Question

Sketch, on the same coordinate plane, the graphs of $$f$$ for the given values of $$c$$. (Make use of symmetry, vertical shifts, horizontal shifts, stretching, or reflecting.)$$f(x)=|x|+c ; \quad c=0,1,-3$$

Answer

**step1** Understanding the function's form

The given function is $$f(x)=|x|+c$$. This means that for any number $$x$$, we first find its absolute value ($$|x|$$), and then we add the value of $$c$$ to it. The absolute value of a number is its distance from zero on the number line, so it's always positive or zero.

Question1.step2 (Understanding the base graph: $$f(x)=|x|$$)

Let's first understand the basic graph when $$c=0$$. In this case, the function is $$f(x)=|x|$$.
To sketch this graph, we can find some points:
- If $$x=0$$, then $$f(x)=|0|=0$$. So, a point on the graph is $$(0,0)$$. This is the lowest point, called the vertex.
- If $$x=1$$, then $$f(x)=|1|=1$$. So, a point is $$(1,1)$$.
- If $$x=-1$$, then $$f(x)=|-1|=1$$. So, a point is $$(-1,1)$$.
- If $$x=2$$, then $$f(x)=|2|=2$$. So, a point is $$(2,2)$$.
- If $$x=-2$$, then $$f(x)=|-2|=2$$. So, a point is $$(-2,2)$$.
When we plot these points and connect them, we get a V-shaped graph that opens upwards, with its vertex at $$(0,0)$$.

**step3** Understanding the effect of 'c' as a vertical shift

The value of $$c$$ in $$f(x)=|x|+c$$ tells us how much the basic V-shaped graph of $$f(x)=|x|$$ moves up or down.
- If $$c$$ is a positive number, the entire graph shifts upwards by $$c$$ units.
- If $$c$$ is a negative number, the entire graph shifts downwards by the absolute value of $$c$$ units.

**step4** Sketching the graph for $$c=0$$

For $$c=0$$, the function is $$f(x)=|x|$$.
To sketch this on a coordinate plane:
1. Mark the vertex at the origin $$(0,0)$$.
2. From the vertex, move one unit to the right and one unit up to mark the point $$(1,1)$$.
3. From the vertex, move one unit to the left and one unit up to mark the point $$(-1,1)$$.
4. Similarly, mark $$(2,2)$$ and $$(-2,2)$$.
5. Draw straight lines connecting $$(0,0)$$ to $$(1,1)$$ and $$(0,0)$$ to $$(-1,1)$$, and extend these lines further through $$(2,2)$$ and $$(-2,2)$$ respectively.
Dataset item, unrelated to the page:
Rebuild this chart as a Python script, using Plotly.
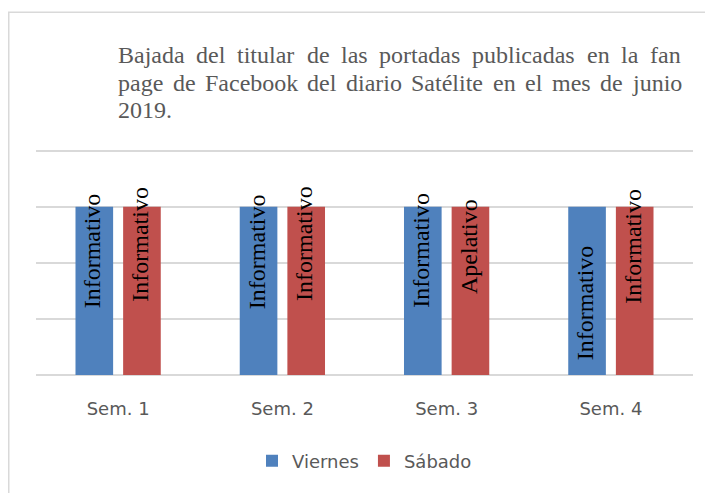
import plotly.graph_objects as go

# ---- data ----
categories = ["Sem. 1", "Sem. 2", "Sem. 3", "Sem. 4"]
viernes_values = [3, 3, 3, 3]
sabado_values = [3, 3, 3, 3]
viernes_labels = ["Informativo", "Informativo", "Informativo", "Informativo"]
sabado_labels = ["Informativo", "Informativo", "Apelativo", "Informativo"]
# label centre positions (in axis units) as placed in the original chart
viernes_label_y = [2.21, 2.20, 2.23, 1.28]
sabado_label_y = [2.34, 2.34, 2.29, 2.30]
title_lines = [
    "Bajada del titular de las portadas publicadas en la fan",
    "page de Facebook del diario Satélite en el mes de junio",
    "2019.",
]
y_ticks = [0, 1, 2, 3, 4]

# ---- layout constants ----
OFF = 8                      # page body margin of the html page
W, H = 713 - OFF, 493 - OFF
YMAX = 4.1
UNIT = 56                    # px per axis unit
PW, PH = 657, UNIT * YMAX
ML = 36 - OFF
BOTTOM = 375 - OFF           # plot bottom (y=0) in figure pixels
MT = BOTTOM - PH
MR, MB = W - ML - PW, H - BOTTOM
BARGAP = 0.42
BLUE, RED = "#4F81BD", "#C0504D"
GRID = "#D9D9D9"
GRAY = "#595959"
SERIF = "Liberation Serif, Times New Roman, serif"
SANS = "DejaVu Sans, sans-serif"


def px_x(px):
    return (px - OFF - ML) / PW


def px_y(py):
    return (BOTTOM - (py - OFF)) / PH


fig = go.Figure()
fig.add_trace(go.Bar(name="Viernes", x=categories, y=viernes_values,
                     marker=dict(color=BLUE, line=dict(width=0))))
fig.add_trace(go.Bar(name="Sábado", x=categories, y=sabado_values,
                     marker=dict(color=RED, line=dict(width=0))))

annotations = []
# bar labels, rotated
cat_w = PW / len(categories)
slot = cat_w * (1 - BARGAP) / 2
for i, c in enumerate(categories):
    for lab, ly, sh in ((viernes_labels[i], viernes_label_y[i], -slot / 2),
                        (sabado_labels[i], sabado_label_y[i], slot / 2)):
        annotations.append(dict(
            x=c, y=ly, xref="x", yref="y", text=lab, textangle=-90,
            showarrow=False, xanchor="center", yanchor="middle",
            xshift=sh - 2,
            font=dict(family=SERIF, size=24, color="#000000")))

# justified title made of words
TFS = 24
cw = {' ': 250, '.': 250, '0': 500, '1': 500, '2': 500, '9': 500, 'B': 667,
      'F': 556, 'S': 556, 'a': 444, 'b': 500, 'c': 444, 'd': 500, 'e': 444,
      'é': 444, 'f': 333, 'g': 500, 'i': 278, 'j': 278, 'k': 500, 'l': 278,
      'm': 778, 'n': 500, 'o': 500, 'p': 500, 'r': 333, 's': 389, 't': 278,
      'u': 500}


def wwidth(w):
    return sum(cw.get(ch, 500) for ch in w) / 1000 * TFS


PADX = 2
x_left, x_right = 118 - PADX, 681 - PADX
line_y = [56, 84, 110]
for li, line in enumerate(title_lines):
    words = line.split(" ")
    if li < len(title_lines) - 1 and len(words) > 1:
        total = sum(wwidth(w) for w in words)
        gap = (x_right - x_left - total) / (len(words) - 1)
    else:
        gap = wwidth(" ")
    x = x_left
    for w in words:
        annotations.append(dict(
            x=px_x(x), y=px_y(line_y[li]), xref="paper", yref="paper",
            text=w, showarrow=False, xanchor="left", yanchor="middle",
            font=dict(family=SERIF, size=TFS, color=GRAY)))
        x += wwidth(w) + gap

fig.update_layout(
    width=W, height=H,
    margin=dict(l=ML, r=MR, t=MT, b=MB, pad=0),
    paper_bgcolor="white", plot_bgcolor="white",
    barmode="group", bargap=BARGAP, bargroupgap=0.21,
    showlegend=True,
    legend=dict(orientation="h", x=0.5, xanchor="center",
                y=px_y(461), yanchor="middle",
                font=dict(family=SANS, size=18, color=GRAY),
                bgcolor="rgba(0,0,0,0)"),
    xaxis=dict(showgrid=False, zeroline=False, showline=False, ticks="",
               tickfont=dict(family=SANS, size=18, color=GRAY),
               ticklabelstandoff=21),
    yaxis=dict(range=[0, YMAX], tickvals=y_ticks, showgrid=True,
               gridcolor=GRID, gridwidth=1.5, zeroline=True,
               zerolinecolor=GRID, zerolinewidth=1.5,
               showticklabels=False, ticks=""),
    annotations=annotations,
    shapes=[dict(type="rect", xref="paper", yref="paper",
                 x0=px_x(8.75), x1=px_x(740), y0=px_y(520), y1=px_y(13),
                 line=dict(color=GRID, width=1.5), layer="below")],
)

fig.write_html("out.html")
This forms the first V-shaped graph.

**step5** Sketching the graph for $$c=1$$

For $$c=1$$, the function is $$f(x)=|x|+1$$.
This means the graph of $$f(x)=|x|$$ shifts upwards by 1 unit.
To sketch this on the same coordinate plane:
1. The new vertex shifts from $$(0,0)$$ to $$(0, 0+1)$$ which is $$(0,1)$$.
2. Every other point on the original graph also moves up by 1 unit. For example, $$(1,1)$$ moves to $$(1, 1+1)$$ which is $$(1,2)$$. And $$(-1,1)$$ moves to $$(-1, 1+1)$$ which is $$(-1,2)$$.
3. Draw another V-shaped graph using these new points. It will be parallel to the first graph but positioned 1 unit higher.

**step6** Sketching the graph for $$c=-3$$

For $$c=-3$$, the function is $$f(x)=|x|-3$$.
This means the graph of $$f(x)=|x|$$ shifts downwards by 3 units.
To sketch this on the same coordinate plane:
1. The new vertex shifts from $$(0,0)$$ to $$(0, 0-3)$$ which is $$(0,-3)$$.
2. Every other point on the original graph also moves down by 3 units. For example, $$(1,1)$$ moves to $$(1, 1-3)$$ which is $$(1,-2)$$. And $$(-1,1)$$ moves to $$(-1, 1-3)$$ which is $$(-1,-2)$$.
3. Draw a third V-shaped graph using these new points. It will be parallel to the first graph but positioned 3 units lower.